Hacker News new | ask | show | jobs
by valuearb 3341 days ago
You really missed the point, the article nailed it and your analogy is entirely wrong. ESPN got a flat fee per user + the ability to advertise to them. That gave them a huge financial incentive to overspend on the best content they could get to build the greatest sports "steakhouse" of all time and they did it. They spent up the wazoo on content. But the bottom is dropping out of the model because of cord cutters so now they have change and adapt to not getting flat fees for much longer.
3 comments

"Because of cord cutters" seems awfully accusatory here. The real confounding factor from the article is that ESPN was being subsidized by fees from customers who don't watch the channel, but still were paying high bundled fees compared to other channels.

This is shifting to them receiving fees from those interested in their programming, which seems much more reasonable in concept.

It's not that cord-cutters are a bad thing, but isn't that the crux of ESPN's financial woes? Nearly everyone and their mama had cable about a decade ago. No matter if you were a 4 person family, living off campus where utilities were covered, or in the military - people had cable. If you were fancy, you had satellite programming. Then cord-cutting happened.

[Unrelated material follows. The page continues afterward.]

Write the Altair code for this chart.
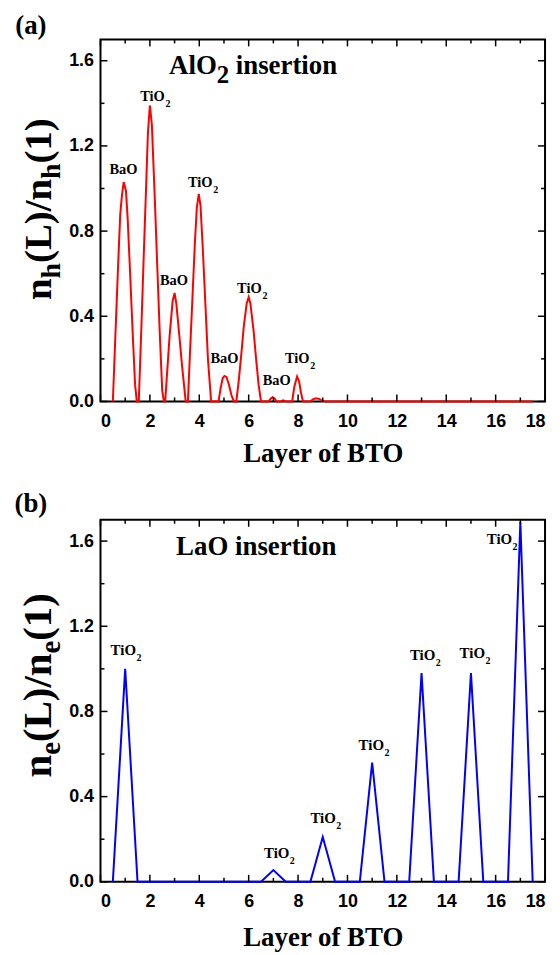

It is the fault of cord-cutters, because they aren't subsidizing the cost of ESPN for people who want to watch ESPN. Then ESPN could not pivot quickly enough to stop the bleeding. So yeah, ESPN is getting money from people who are interested in sports, but it is because cord-cutters had enough.

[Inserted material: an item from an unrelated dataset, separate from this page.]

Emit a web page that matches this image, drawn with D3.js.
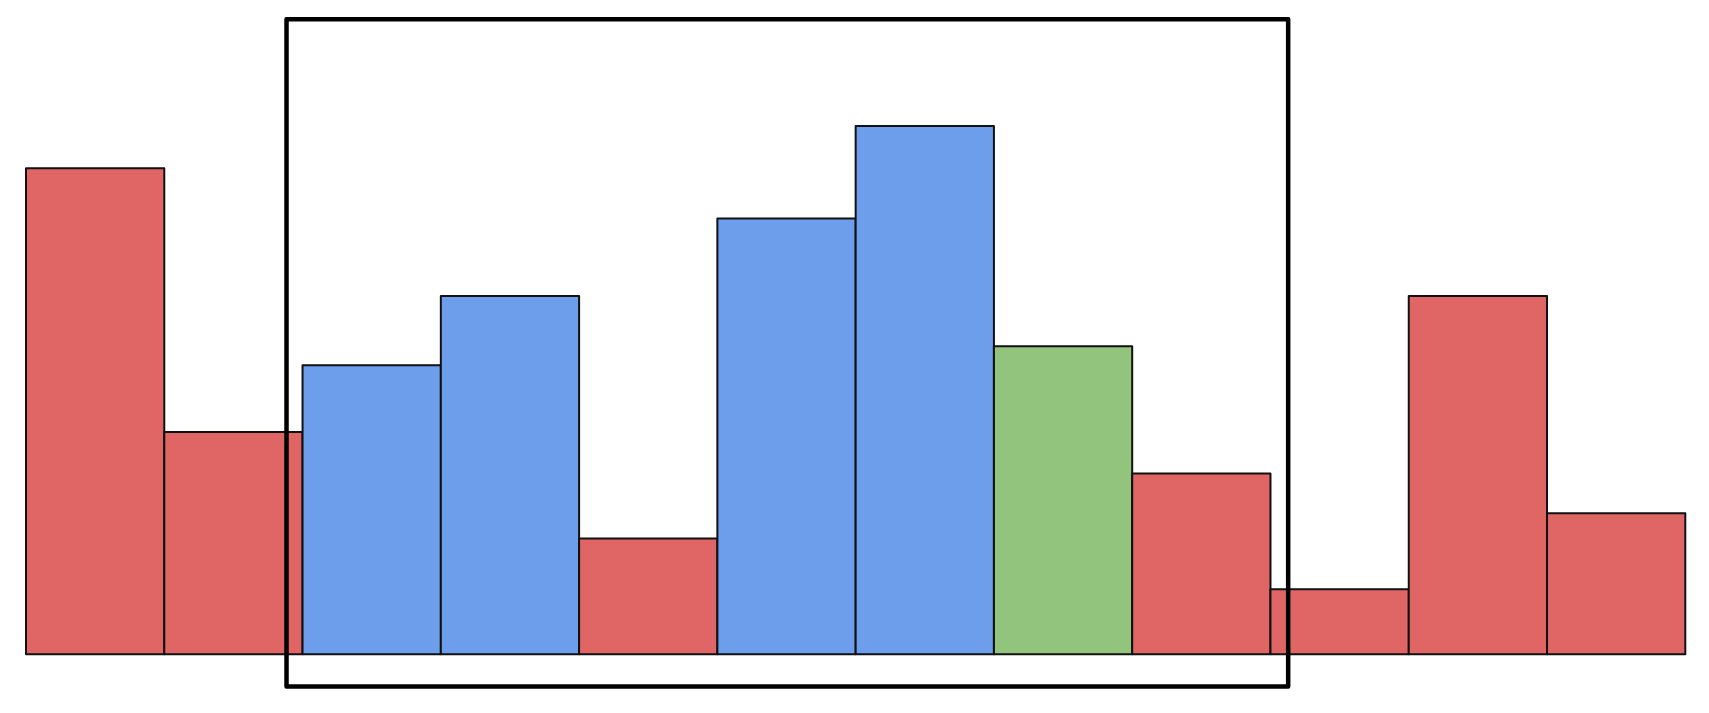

That is definitely a huge part of it. And it's not just cord cutters. Many cable stations now don't include sports channels in the basic package. So many people who pay for cable no longer pay for ESPN.

Another factor is that the Internet is a better source for sports news. Highlights are on YouTube. Twitter feeds post links to analysis from all over the web. Nobody needs to watch sports center for news anymore.

I'll explain it less confrontationaly than you did. First, the argument you presented actually is evidence for what I wrote.

> But the bottom is dropping out of the model because of cord cutters

As I wrote, the market across the board is becoming efficient. This is restating my point. Previously the only option was for cable, now there are other options for consumption. This is increased market efficiency.

> so now they have change and adapt to not getting flat fees for much longer.

Yes they have to change from their previous fee structure, but there are many things they could've changed to that would've supported quality programming. Instead ESPN changed to an advertising model, which doesn't support it. (Ex. Why does HBO get showered with awards year after year? And how do they monetize viewers?).

To understand the difference, imagine a directed graph with a transition between two nodes. You're too focused on the node it's leaving - instead I'd recommend focusing on the node it's arriving at (efficient market advertising model). Regardless of where you come from, if that's where you end up you will quickly produce fast-food content or you'll go under.

ESPNs problem from before is not that they had a subscription model. It's that they had a bundled subscription model. It was bundeled with Cable, and they were making money from people who never watched them. Their revenue was inflated. Rather than trim and find the true medium, they're throwing it all away and going advertising.

Sports can absolutely be supported via expensive subscription (see NFL Game Pass, NFL Sunday Ticket, MLB Packages, ...). Up to $400 / year for it. But ESPN is going a different route. One that will unfortunately turn them into the MTV of sports. But they won't be the only one.